A sling system suspends a fabric or mesh bag from a carrier riding on an overhead monorail track, with the operator loading linen into the bag at floor level through a drop chute or loading station, then releasing the carrier to travel along the rail to its destination, whether that is a sorting station, a continuous batch washer loading hopper, or a staging area ahead of the wash floor. Movement along the rail can be manual, gravity-assisted on a sloped section, or motor-driven on longer runs, with junction and diverter sections routing individual carriers to different destinations based on a coded tag or simple manual switch, depending on the sophistication of the installation.

Bag-on-rail systems serve a similar function using a larger fixed or semi-fixed bag frame that travels on a simpler trolley-and-rail arrangement rather than a free-hanging sling, generally suited to higher-volume bulk transport between two fixed points such as a soil sort area and a washer bank, where routing flexibility matters less than raw throughput per bag cycle.

Why plants choose overhead transport over trolleys

The most immediate benefit is floor space: a laundry trolley aisle wide enough for two-way trolley traffic and turning radius consumes floor area that an overhead rail route, occupying only ceiling height, does not. In plants retrofitting additional capacity into an existing building footprint, converting a portion of linen transport to overhead rail can free enough floor area to add a machine or a sorting line without expanding the building envelope.

The second benefit is hygiene segregation, particularly relevant for healthcare linen processing where soiled and clean linen paths must remain physically separated throughout the plant. An overhead rail routed at a different height or on a physically distinct track from the clean-side transport system provides a segregation barrier that is harder to accidentally violate than floor-level trolley routes, where a soiled trolley taking a wrong turn into a clean staging area is a realistic and recurring risk in a busy plant.

Where trolleys still win

Overhead systems are not a universal replacement. Trolleys remain simpler to install, cheaper for low-volume or highly variable routing needs, and far easier to reconfigure when a plant's internal layout changes, since a trolley route is just floor space rather than a fixed structural installation.

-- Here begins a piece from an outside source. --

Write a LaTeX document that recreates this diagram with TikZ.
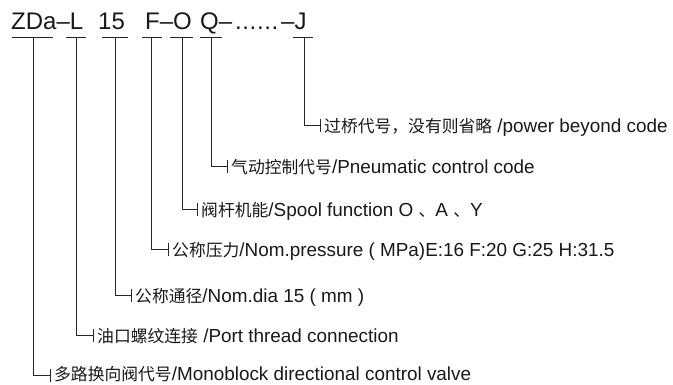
\documentclass[tikz,border=0pt]{standalone}
\usepackage{fontspec}
\setmainfont{Liberation Sans}
\newfontfamily\cjk{Noto Sans CJK SC}
\newcommand\zh[1]{{\cjk\fontsize{16.8}{18}\selectfont #1}}
\begin{document}
\begin{tikzpicture}[x=1pt,y=-1pt,
  conn/.style={draw=black!85,line width=0.9pt},
  code/.style={anchor=base west,inner sep=0pt,text=black!90,font=\fontsize{24}{26}\selectfont},
  lab/.style={anchor=base west,inner sep=0pt,text=black!90,font=\fontsize{18.9}{20}\selectfont}]
\useasboundingbox (0,0) rectangle (673,384);
% code string
\node[code] (c1) at (11,29) {ZDa–L};
\node[code] (c2) at (98,29) {15};
\node[code] (c3) at (145,29) {F–O};
\node[code] (c4) at (200,29) {Q–};
\node[code] (c5) at (235,29) {.\kern0.6pt.\kern0.6pt.\kern0.6pt.\kern0.6pt.\kern0.6pt.};
\node[code] (c6) at (281,29) {–J};
% bar tops
\coordinate (bz) at (33,37);  \coordinate (bzl) at (12,37);  \coordinate (bzr) at (53,37);
\coordinate (bl) at (76,37);  \coordinate (bll) at (66,37);  \coordinate (blr) at (86,37);
\coordinate (bd) at (115,37); \coordinate (bdl) at (102,37); \coordinate (bdr) at (128,37);
\coordinate (bf) at (151,37); \coordinate (bfl) at (142,37); \coordinate (bfr) at (162,37);
\coordinate (bo) at (182,37); \coordinate (bol) at (170,37); \coordinate (bor) at (193,37);
\coordinate (bq) at (211,37); \coordinate (bql) at (200,37); \coordinate (bqr) at (222,37);
\coordinate (bj) at (304,37); \coordinate (bjl) at (293,37); \coordinate (bjr) at (313,37);
% ticks
\coordinate (tz) at (50,375); \coordinate (tzt) at (50,369); \coordinate (tzb) at (50,382);
\coordinate (tl) at (93,335); \coordinate (tlt) at (93,329); \coordinate (tlb) at (93,342);
\coordinate (td) at (131,295); \coordinate (tdt) at (131,289); \coordinate (tdb) at (131,302);
\coordinate (tf) at (168,249); \coordinate (tft) at (168,243); \coordinate (tfb) at (168,256);
\coordinate (to) at (197,209); \coordinate (tot) at (197,203); \coordinate (tob) at (197,216);
\coordinate (tq) at (227,166); \coordinate (tqt) at (227,160); \coordinate (tqb) at (227,173);
\coordinate (tj) at (320,125); \coordinate (tjt) at (320,119); \coordinate (tjb) at (320,132);
% labels
\node[lab] (lz) at (54,380) {\zh{多路换向阀代号}/Monoblock directional control valve};
\node[lab] (ll) at (97,342) {\zh{油口螺纹连接} /Port thread connection};
\node[lab] (ld) at (135,302) {\zh{公称通径}/Nom.dia 15 ( mm )};
\node[lab] (lf) at (172,256) {\zh{公称压力}/Nom.pressure ( MPa)E:16 F:20 G:25 H:31.5};
\node[lab] (lo) at (201,216) {\zh{阀杆机能}/Spool function O \zh{、}A \zh{、}Y};
\node[lab] (lq) at (231,173) {\zh{气动控制代号}/Pneumatic control code};
\node[lab] (lj) at (324,132) {\zh{过桥代号，没有则省略} /power beyond code};
% connectors
\foreach \k in {z,l,d,f,o,q,j}{
  \draw[conn] (b\k l) -- (b\k r);
  \draw[conn] (b\k) |- (t\k);
  \draw[conn] (t\k t) -- (t\k b);
}
\end{tikzpicture}
\end{document}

Sling and bag-on-rail systems also require overhead structural capacity to support the rail and its running load, which is not always available or affordable to add in an existing building without a structural survey and potentially reinforcement work. For plants processing highly variable batch sizes, from small garment lots to bulky bedding, a single sling size rarely handles the full range as flexibly as a selection of trolley sizes can.

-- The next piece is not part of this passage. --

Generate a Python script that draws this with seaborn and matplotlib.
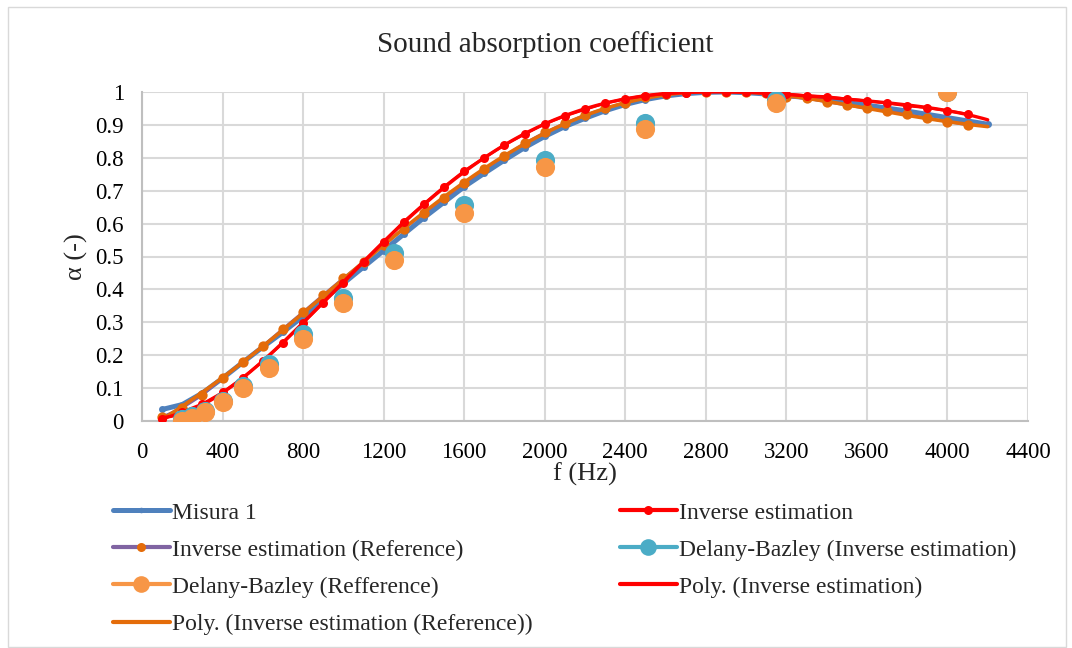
import numpy as np
import pandas as pd
import matplotlib
matplotlib.use("Agg")
import matplotlib.pyplot as plt
from matplotlib.lines import Line2D
from matplotlib.patches import Rectangle
import seaborn as sns

# ---- data -------------------------------------------------------------
freq_meas = [100, 200, 300, 400, 500, 600, 700, 800, 900, 1000, 1100, 1200,
             1300, 1400, 1500, 1600, 1700, 1800, 1900, 2000, 2100, 2200, 2300,
             2400, 2500, 2600, 2700, 2800, 2900, 3000, 3100, 3200, 3300, 3400,
             3500, 3600, 3700, 3800, 3900, 4000, 4100, 4200]
misura_1 = [0.035, 0.05, 0.085, 0.13, 0.178, 0.225, 0.27, 0.318, 0.368, 0.418,
            0.468, 0.518, 0.568, 0.618, 0.665, 0.712, 0.753, 0.793, 0.831,
            0.865, 0.895, 0.92, 0.943, 0.962, 0.977, 0.988, 0.995, 0.999, 1.0,
            0.998, 0.994, 0.989, 0.983, 0.976, 0.968, 0.96, 0.951, 0.942,
            0.932, 0.922, 0.912, 0.902]

freq_inv = [100, 200, 300, 400, 500, 600, 700, 800, 900, 1000, 1100, 1200,
            1300, 1400, 1500, 1600, 1700, 1800, 1900, 2000, 2100, 2200, 2300,
            2400, 2500, 2600, 2700, 2800, 2900, 3000, 3100, 3200, 3300, 3400,
            3500, 3600, 3700, 3800, 3900, 4000, 4100]
inverse_est = [0.005, 0.028, 0.052, 0.087, 0.131, 0.182, 0.237, 0.298, 0.359,
               0.42, 0.482, 0.545, 0.606, 0.66, 0.712, 0.76, 0.80, 0.839,
               0.872, 0.903, 0.927, 0.947, 0.966, 0.979, 0.989, 0.995, 0.998,
               1.0, 1.0, 0.999, 0.998, 0.994, 0.989, 0.986, 0.979, 0.973,
               0.966, 0.958, 0.952, 0.943, 0.933]
inverse_ref = [0.012, 0.04, 0.079, 0.13, 0.18, 0.228, 0.28, 0.331, 0.383,
               0.434, 0.483, 0.535, 0.585, 0.631, 0.677, 0.722, 0.765, 0.805,
               0.844, 0.877, 0.905, 0.93, 0.95, 0.968, 0.984, 0.994, 0.999,
               1.0, 1.0, 0.999, 0.996, 0.986, 0.981, 0.97, 0.96, 0.95, 0.942,
               0.932, 0.92, 0.91, 0.90]

freq_db = [200, 250, 315, 400, 500, 630, 800, 1000, 1250, 1600, 2000, 2500,
           3150, 4000]
db_inverse = [0.005, 0.015, 0.03, 0.062, 0.107, 0.173, 0.264, 0.374, 0.51,
              0.656, 0.793, 0.905, 0.976, 1.0]
db_ref = [0.0, 0.01, 0.027, 0.058, 0.1, 0.161, 0.25, 0.359, 0.49, 0.633,
          0.771, 0.887, 0.966, 0.999]

x_ticks = list(range(0, 4401, 400))
y_ticks = [0, 0.1, 0.2, 0.3, 0.4, 0.5, 0.6, 0.7, 0.8, 0.9, 1]
y_tick_labels = ["0", "0.1", "0.2", "0.3", "0.4", "0.5", "0.6", "0.7", "0.8",
                 "0.9", "1"]

# ---- colours ----------------------------------------------------------
C_MIS = "#4F81BD"
C_INV = "#FF0000"
C_REF = "#E46C0A"
C_PUR = "#8064A2"
C_DBI = "#4BACC6"
C_DBR = "#F79646"

sns.set_theme(style="whitegrid")
plt.rcParams["font.family"] = ["Liberation Serif", "DejaVu Serif"]
plt.rcParams["axes.unicode_minus"] = False

W, H = 1072, 648
fig = plt.figure(figsize=(W / 100, H / 100), dpi=100)
ax = fig.add_axes([142 / W, 1 - 421 / H, (1028 - 142) / W, (421 - 92) / H])


# polynomial trendlines fitted on the estimation series
def poly_trend(xs, ys, x_end, deg=6):
    xs = np.asarray(xs, float)
    coef = np.polyfit(xs / 1000.0, np.asarray(ys, float), deg)
    xf = np.linspace(xs[0], x_end, 300)
    return xf, np.polyval(coef, xf / 1000.0)


df_mis = pd.DataFrame({"f": freq_meas, "a": misura_1})
df_inv = pd.DataFrame({"f": freq_inv, "a": inverse_est})
df_ref = pd.DataFrame({"f": freq_inv, "a": inverse_ref})
df_dbi = pd.DataFrame({"f": freq_db, "a": db_inverse})
df_dbr = pd.DataFrame({"f": freq_db, "a": db_ref})

sns.lineplot(data=df_mis, x="f", y="a", ax=ax, color=C_MIS, lw=3.6,
             marker="o", markersize=5, markeredgewidth=0, zorder=3)
sns.lineplot(data=df_ref, x="f", y="a", ax=ax, color=C_PUR, lw=2.0,
             zorder=3.5)
xf, yf = poly_trend(freq_inv, inverse_ref, 4200)
ax.plot(xf, yf, color=C_REF, lw=2.6, zorder=4)
sns.scatterplot(data=df_ref, x="f", y="a", ax=ax, color=C_REF, s=55,
                linewidth=0, zorder=4.5)
sns.lineplot(data=df_inv, x="f", y="a", ax=ax, color=C_INV, lw=2.0,
             marker="o", markersize=6.5, markeredgewidth=0, zorder=5)
xf, yf = poly_trend(freq_inv, inverse_est, 4200)
ax.plot(xf, yf, color=C_INV, lw=2.4, zorder=5)
sns.scatterplot(data=df_dbi, x="f", y="a", ax=ax, color=C_DBI, s=190,
                linewidth=0, zorder=6)
sns.scatterplot(data=df_dbr, x="f", y="a", ax=ax, color=C_DBR, s=190,
                linewidth=0, zorder=6.5)

ax.set_xlim(0, 4400)
ax.set_ylim(0, 1)
ax.set_xticks(x_ticks)
ax.set_yticks(y_ticks)
ax.set_yticklabels(y_tick_labels)
ax.tick_params(axis="both", labelsize=16.5, colors="black", length=0)
ax.tick_params(axis="x", pad=15)
ax.tick_params(axis="y", pad=13)
ax.grid(True, color="#D9D9D9", lw=1.5)
ax.set_axisbelow(True)
for s in ax.spines.values():
    s.set_visible(False)
for side in ("left", "bottom"):
    ax.spines[side].set_visible(True)
    ax.spines[side].set_color("#BFBFBF")
    ax.spines[side].set_linewidth(1.5)
ax.set_facecolor("white")

ax.set_xlabel("f (Hz)", fontsize=19, labelpad=0)
ax.set_ylabel("α (-)", fontsize=19, labelpad=5)
fig.text(545 / W, 1 - 45 / H, "Sound absorption coefficient", fontsize=21,
         ha="center", va="center")

handles = [
    Line2D([], [], color=C_MIS, lw=3.6, marker="o", ms=4, mew=0),
    Line2D([], [], color=C_INV, lw=3, marker="o", ms=6.5, mew=0),
    Line2D([], [], color=C_PUR, lw=3, marker="o", ms=6.5, mew=0,
           markerfacecolor=C_REF),
    Line2D([], [], color=C_DBI, lw=3, marker="o", ms=12, mew=0),
    Line2D([], [], color=C_DBR, lw=3, marker="o", ms=12, mew=0),
    Line2D([], [], color=C_INV, lw=3),
    Line2D([], [], color=C_REF, lw=3),
]
labels = [
    "Misura 1",
    "Inverse estimation",
    "Inverse estimation (Reference)",
    "Delany-Bazley (Inverse estimation)",
    "Delany-Bazley (Refference)",
    "Poly. (Inverse estimation)",
    "Poly. (Inverse estimation (Reference))",
]
leg_kw = dict(loc="upper left", frameon=False, fontsize=17,
              handlelength=2.4, handletextpad=0.1, labelspacing=0.66,
              borderaxespad=0, borderpad=0)
left_idx = [0, 2, 4, 6]
right_idx = [1, 3, 5]
fig.legend([handles[i] for i in left_idx], [labels[i] for i in left_idx],
           bbox_to_anchor=(113 / W, 1 - 502 / H), **leg_kw)
fig.legend([handles[i] for i in right_idx], [labels[i] for i in right_idx],
           bbox_to_anchor=(620 / W, 1 - 502 / H), **leg_kw)

fig.patches.append(Rectangle((8 / W, 0.001), 1058 / W, 640 / H,
                             transform=fig.transFigure, fill=False,
                             edgecolor="#D9D9D9", lw=1.0))

fig.savefig("out.png", dpi=100, facecolor="white")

Sling material and inspection

  • Fabric versus mesh construction. Solid fabric slings contain lint and small items better; open mesh slings drain residual water faster after a wet transfer and dry more quickly between cycles, reducing odor and mildew risk.
  • Load rating and stitching. Sling seams and suspension points carry the full batch weight repeatedly through thousands of cycles; a scheduled inspection interval for seam wear and carrier attachment point fatigue prevents the sudden bag failure that a worn seam can eventually produce mid-transit.
  • Color coding for segregation. As with trolleys, distinct sling colors for soiled versus clean, and for different linen categories such as healthcare isolation linen, reduce the chance of a loading error at the point where an operator is working quickly under shift pressure.
  • Rail and carrier maintenance. Wheel bearings on rail carriers and the rail track itself need periodic lubrication and wear inspection; a carrier that binds partway along a route stops the whole line behind it in a way a single stuck trolley on an open floor does not.

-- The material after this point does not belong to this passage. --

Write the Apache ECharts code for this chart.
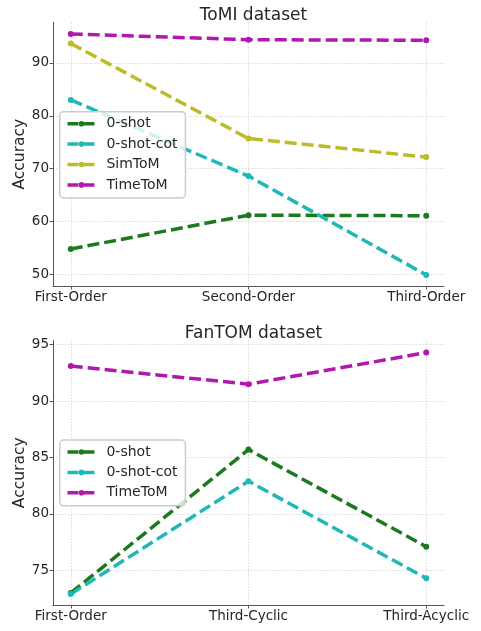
<!DOCTYPE html>
<html><head><meta charset="utf-8">
<script src="https://cdn.jsdelivr.net/npm/echarts@6/dist/echarts.min.js"></script>
<style>html,body{margin:0;padding:0;background:#fff}#c{width:481px;height:631px}</style>
</head><body><div id="c"></div>
<script>
const tomiCats = ['First-Order', 'Second-Order', 'Third-Order'];
const tomiZeroShot = [54.8, 61.2, 61.1];
const tomiZeroShotCot = [83.0, 68.6, 49.9];
const tomiSimToM = [93.7, 75.7, 72.2];
const tomiTimeToM = [95.5, 94.4, 94.3];
const tomiTicks = [50, 60, 70, 80, 90];

const fanCats = ['First-Order', 'Third-Cyclic', 'Third-Acyclic'];
const fanZeroShot = [73.0, 85.7, 77.1];
const fanZeroShotCot = [72.9, 82.9, 74.3];
const fanTimeToM = [93.1, 91.5, 94.3];
const fanTicks = [75, 80, 85, 90, 95];

const FONT = 'DejaVu Sans';
const TXT = '#262626';
const COL = {'0-shot': '#1c7a1c', '0-shot-cot': '#1fb8b8', 'SimToM': '#bcbc2a', 'TimeToM': '#b018b0'};

function pts(vals) { return vals.map((v, i) => [i, v]); }
function mkSeries(name, vals, idx) {
  return {
    type: 'line', name: name, xAxisIndex: idx, yAxisIndex: idx,
    data: pts(vals), symbol: 'circle', symbolSize: 6,
    lineStyle: {color: COL[name], width: 3.5, type: [12, 5]},
    itemStyle: {color: COL[name]},
    emphasis: {disabled: true}, animation: false
  };
}
function xAx(idx, cats) {
  return {
    type: 'value', gridIndex: idx, min: -0.1, max: 2.1,
    axisLine: {show: true, onZero: false, lineStyle: {color: '#555', width: 1}},
    axisTick: {show: true, inside: false, length: 3.5, lineStyle: {color: '#555'}, customValues: [0, 1, 2]},
    axisLabel: {customValues: [0, 1, 2], formatter: v => cats[Math.round(v)], color: TXT, fontFamily: FONT, fontSize: 13.5, margin: 4},
    splitLine: {show: true, lineStyle: {color: '#d2d2d2', width: 0.8, type: [1.5, 1.5]}}
  };
}
function yAx(idx, mn, mx, ticks) {
  return {
    type: 'value', gridIndex: idx, min: mn, max: mx,
    name: 'Accuracy', nameLocation: 'middle', nameGap: 25, nameMoveOverlap: false,
    nameTextStyle: {color: TXT, fontFamily: FONT, fontSize: 15.5},
    axisLine: {show: true, onZero: false, lineStyle: {color: '#555', width: 1}},
    axisTick: {show: true, inside: false, length: 3.5, lineStyle: {color: '#555'}, customValues: ticks},
    axisLabel: {customValues: ticks, color: TXT, fontFamily: FONT, fontSize: 13.5, margin: 4},
    splitLine: {show: true, lineStyle: {color: '#d2d2d2', width: 0.8, type: [1.5, 1.5]}}
  };
}
function legend(top, names) {
  return {
    orient: 'vertical', left: 59.7, top: top, data: names,
    backgroundColor: 'rgba(255,255,255,0.8)', borderColor: '#cccccc', borderWidth: 1.5, borderRadius: 4,
    padding: [5, 8, 6, 6], itemWidth: 28, itemHeight: 7, itemGap: 6.4,
    lineStyle: {width: 3.5, type: [11, 5]},
    textStyle: {color: TXT, fontFamily: FONT, fontSize: 14, padding: [0, 0, 0, 6]},
    selectedMode: false
  };
}

const chart = echarts.init(document.getElementById('c'), null, {renderer: 'canvas'});
chart.setOption({
  backgroundColor: '#fff',
  animation: false,
  title: [
    {text: 'ToMI dataset', left: 248.5, textAlign: 'center', top: 2, textStyle: {color: TXT, fontFamily: FONT, fontSize: 17, fontWeight: 'normal'}},
    {text: 'FanTOM dataset', left: 248.5, textAlign: 'center', top: 320, textStyle: {color: TXT, fontFamily: FONT, fontSize: 17, fontWeight: 'normal'}}
  ],
  grid: [
    {left: 53, right: 37, top: 22.3, height: 263.7, outerBoundsMode: 'none', containLabel: false},
    {left: 53, right: 37, top: 340.5, height: 264.5, outerBoundsMode: 'none', containLabel: false}
  ],
  xAxis: [xAx(0, tomiCats), xAx(1, fanCats)],
  yAxis: [yAx(0, 47.8, 97.7, tomiTicks), yAx(1, 71.93, 95.37, fanTicks)],
  legend: [
    legend(111.7, ['0-shot', '0-shot-cot', 'SimToM', 'TimeToM']),
    legend(440, [{name: '0-shot'}, {name: '0-shot-cot'}, {name: 'TimeToM'}])
  ],
  series: [
    mkSeries('0-shot', tomiZeroShot, 0),
    mkSeries('0-shot-cot', tomiZeroShotCot, 0),
    mkSeries('SimToM', tomiSimToM, 0),
    mkSeries('TimeToM', tomiTimeToM, 0),
    mkSeries('0-shot', fanZeroShot, 1),
    mkSeries('0-shot-cot', fanZeroShotCot, 1),
    mkSeries('TimeToM', fanTimeToM, 1)
  ]
});
</script></body></html>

Integration with automated loading

Sling systems pair naturally with automated or semi-automated loading systems at the washer-extractor or tunnel washer, since a sling arriving at a loading hopper can tip its contents directly into a chute without the manual lift-and-tip step a trolley load typically requires. Plants specifying a new sling system alongside new washing equipment should coordinate the sling discharge height and hopper geometry at the design stage, since retrofitting hopper compatibility onto an existing installation after the fact is considerably more expensive than specifying it correctly up front.